This part of the Plunge is a creative practice that embeds the co-becoming work in some kind of tangible form. This will give expression to each layer of being that we work with, and could be as simple as writing out some of your work in a beautiful, accessible way. However, you may wish to explore another media to give expression to the expanding layers – such as making a series of ever-bigger bowls, or an expanding painting, photo collage, weaving, mandala or garden, or visual depiction of your co-becoming stories/song-cycle/poem. The outcomes of this can then be part of an altar/special place for ongoing contemplation and ritual engagement. This is a way to bring this work into the heart of our lives, to nourish and support both us and our communities of care. |
Not long after the vision came for this course, I discovered this commentary on Jung’s Red Book that speaks of the importance of finding a way to integrate visionary learning into physical form.
ON ASPECTS OF BEAUTY IN C.G. JUNG’S RED BOOK By Paul Brutsche https://aras.org/sites/default/files/docs/00034Brutsche.pdf
The Red Book functioned for Jung as a container, a sort of womb in which the original experiences in their overpowering force could be “caught,” contained and absorbed. The careful aesthetic presentation helped tame, form and order the powerful, fascinating and unfamiliar experiences Jung had submitted himself to. The overwhelming and the unlimited were brought into the “cosmos” of the refined writing and the beautiful images. The ineffable was transformed into the limited, individual and concrete shape of a symbolic reality.

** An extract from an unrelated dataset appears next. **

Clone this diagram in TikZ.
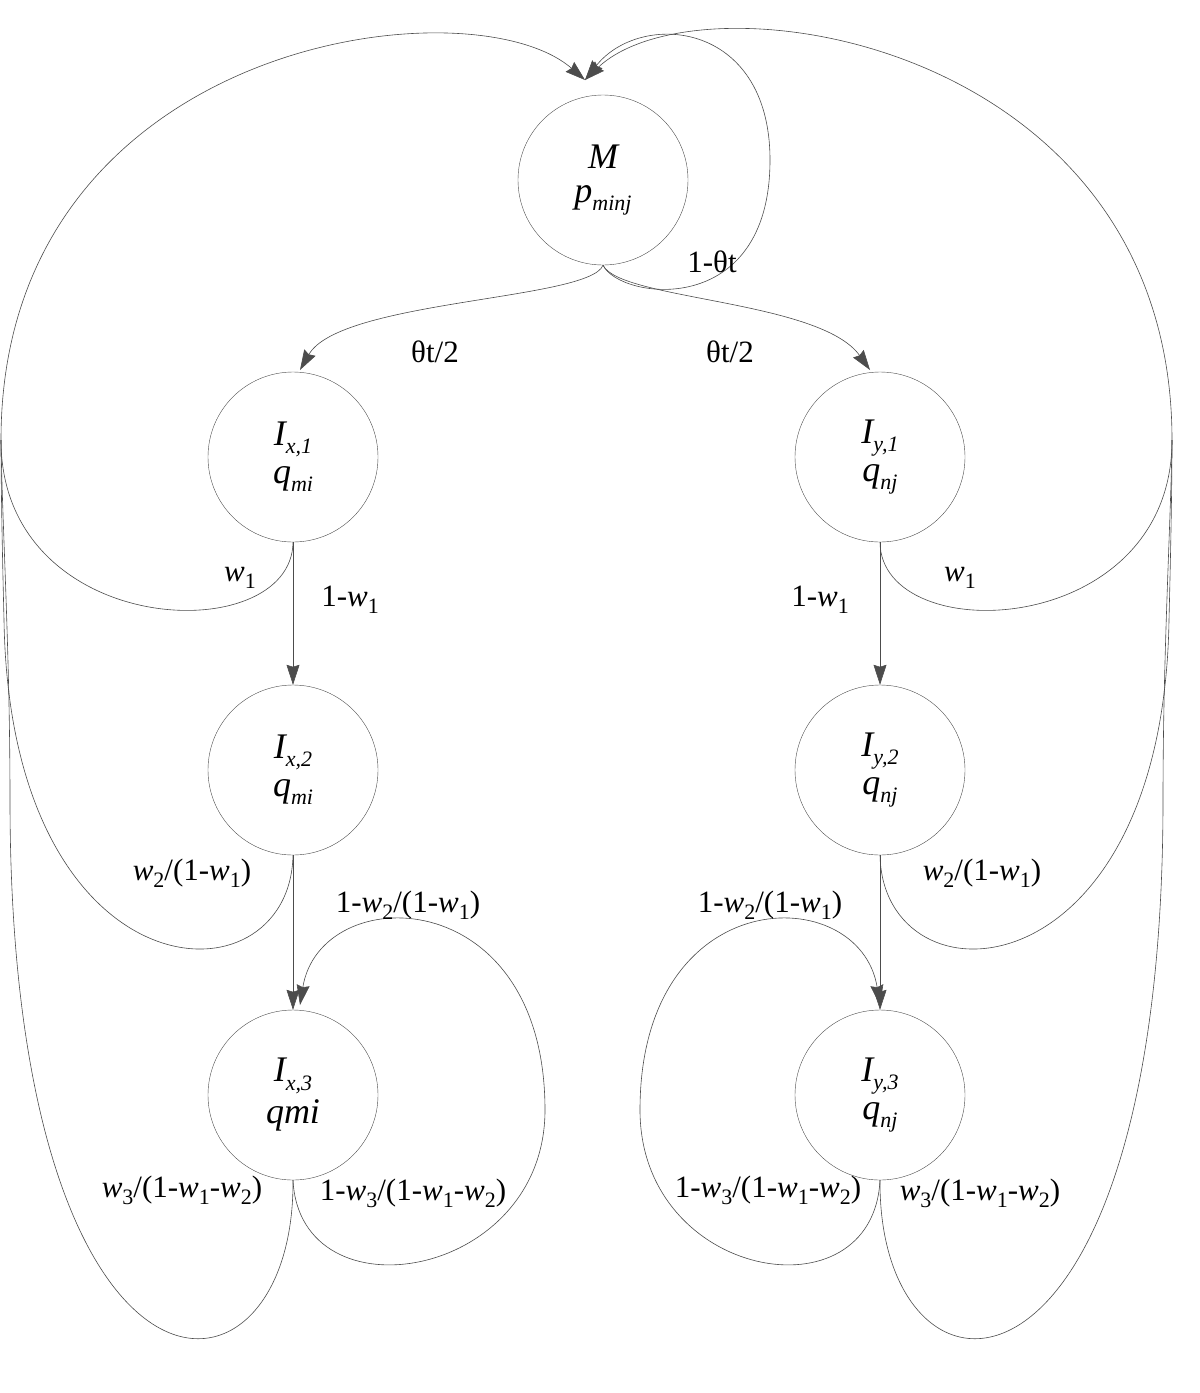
\documentclass[tikz,border=0pt]{standalone}
\usepackage{fontspec}
\setmainfont{Liberation Serif}
\usetikzlibrary{arrows.meta}
\newcommand{\sbs}[1]{\raisebox{-0.5ex}{\fontsize{22}{22}\selectfont\itshape #1}}
\newcommand{\dg}[1]{\raisebox{-0.5ex}{\fontsize{22}{22}\selectfont #1}}
\newcommand{\w}[1]{\textit{w}\dg{#1}}
\begin{document}
\begin{tikzpicture}[x=1pt,y=-1pt,
  st/.style={circle,draw=black!70,minimum size=170pt,inner sep=0pt,align=center,font=\fontsize{36}{40}\selectfont},
  ln/.style={draw=black!70,line width=0.6pt},
  ar/.style={ln,-{Stealth[length=20pt,width=13pt,inset=2pt]}},
  lb/.style={font=\fontsize{31}{34}\selectfont,inner sep=0pt}]
\useasboundingbox (0,0) rectangle (1200,1393);
\node[st] (M) at (603,180) {\itshape M\\[-6pt]\itshape p\sbs{minj}};
\node[st] (X1) at (293,457) {\itshape I\sbs{x,1}\\[-2pt]\itshape q\sbs{mi}};
\node[st] (Y1) at (880,457) {\itshape I\sbs{y,1}\\[-2pt]\itshape q\sbs{nj}};
\node[st] (X2) at (293,770) {\itshape I\sbs{x,2}\\[-2pt]\itshape q\sbs{mi}};
\node[st] (Y2) at (880,770) {\itshape I\sbs{y,2}\\[-2pt]\itshape q\sbs{nj}};
\node[st] (X3) at (293,1095) {\itshape I\sbs{x,3}\\[2pt]\itshape qmi};
\node[st] (Y3) at (880,1095) {\itshape I\sbs{y,3}\\[-2pt]\itshape q\sbs{nj}};
\coordinate (mt) at (585,80);
\coordinate (x3t) at (300,1005);
\coordinate (y3t) at (880,1005);
\coordinate (jl) at (1,440);
\coordinate (jr) at (1172,440);
% from M
\draw[ar] (M.south) .. controls (590,300) and (340,300) .. (300,370);
\draw[ar] (M.south) .. controls (620,300) and (820,300) .. (870,370);
\draw[ar] (M.south) .. controls (620,300) and (770,320) .. (770,160) .. controls (770,20) and (640,10) .. (mt);
% vertical
\draw[ar] (X1.south) -- (X2.north);
\draw[ar] (Y1.south) -- (Y2.north);
\draw[ar] (X2.south) -- (X3.north);
\draw[ar] (Y2.south) -- (Y3.north);
% left trunk and loops
\draw[ar] (jl) .. controls (1,40) and (470,-20) .. (mt);
\draw[ln] (X1.south) .. controls (292,650) and (1,640) .. (jl);
\draw[ln] (X2.south) .. controls (290,1010) and (10,1000) .. (4,620) .. controls (2,540) and (1,480) .. (jl);
\draw[ln] (X3.south) .. controls (295,1430) and (10,1440) .. (10,800) .. controls (10,650) and (2,520) .. (jl);
\draw[ar] (X3.south) .. controls (300,1320) and (545,1280) .. (545,1110) .. controls (545,880) and (320,880) .. (x3t);
% right trunk and loops
\draw[ar] (jr) .. controls (1172,40) and (700,-30) .. (mt);
\draw[ln] (Y1.south) .. controls (881,650) and (1172,640) .. (jr);
\draw[ln] (Y2.south) .. controls (883,1010) and (1163,1000) .. (1169,620) .. controls (1171,540) and (1172,480) .. (jr);
\draw[ln] (Y3.south) .. controls (878,1430) and (1163,1440) .. (1163,800) .. controls (1163,650) and (1171,520) .. (jr);
\draw[ar] (Y3.south) .. controls (873,1320) and (640,1280) .. (640,1110) .. controls (640,880) and (860,880) .. (y3t);
% labels
\node[lb] at (712,262) {1-θt};
\node[lb] at (435,352) {θt/2};
\node[lb] at (730,352) {θt/2};
\node[lb] at (240,578) {\w{1}};
\node[lb] at (350,600) {1-\w{1}};
\node[lb] at (820,600) {1-\w{1}};
\node[lb] at (960,578) {\w{1}};
\node[lb] at (192,873) {\w{2}/(1-\w{1})};
\node[lb] at (408,905) {1-\w{2}/(1-\w{1})};
\node[lb] at (770,905) {1-\w{2}/(1-\w{1})};
\node[lb] at (982,873) {\w{2}/(1-\w{1})};
\node[lb] at (182,1190) {\w{3}/(1-\w{1}-\w{2})};
\node[lb] at (413,1193) {1-\w{3}/(1-\w{1}-\w{2})};
\node[lb] at (768,1190) {1-\w{3}/(1-\w{1}-\w{2})};
\node[lb] at (980,1193) {\w{3}/(1-\w{1}-\w{2})};
\end{tikzpicture}
\end{document}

It is easy to imagine how much effort and discipline were needed in order not to be carried away by the power of the inner experiences but on the contrary to submit them to the law of the beautiful form; how much patience and humility such a process required! The physical effort that was demanded to achieve a satisfactory representation of the images and to transcribe the texts into calligraphy was an extremely efficient way to practice “presence” and to anchor the real person in the here and now. This probably was what saved Jung from falling into a psychosis and resulted in the beautiful elaboration of The Red Book that we now see.
“I always knew that these experiences contained something precious, and therefore I knew of nothing better than to write them down in a precious, that is to say, costly book and to paint the images that emerged through reliving it all-as well as I could” (p. 360). Through aesthetic embellishment, Jung honored the value of his insights by giving them a substantial container. The uniqueness of the content is mirrored by the costliness of the form and the medium, which are treated like sacramental reality where the numinous is contained by golden receptacles like a chalice, monstrance or tabernacle.
This conveys a third meaning of the pictorial shape he gave to his Red Book: to make the intrinsic and numinous value of the experience become manifest. It corresponded to a religious and feeling-related attitude by acknowledging a sublime presence in these experiences.
With this way of honoring his inner experiences Jung was also instinctively having recourse to an adequate means of protecting himself against a dangerous identification with these contents. The profoundly meaningful and sacred value he bestowed on these experiences endowed them with the status of “given” and not “self-made” thoughts; they were not of ego, they were “other.” This was the only adequate and psychologically beneficial way of dealing with such powerful contents. It conferred the inner experiences a general and lasting significance beyond the present moment.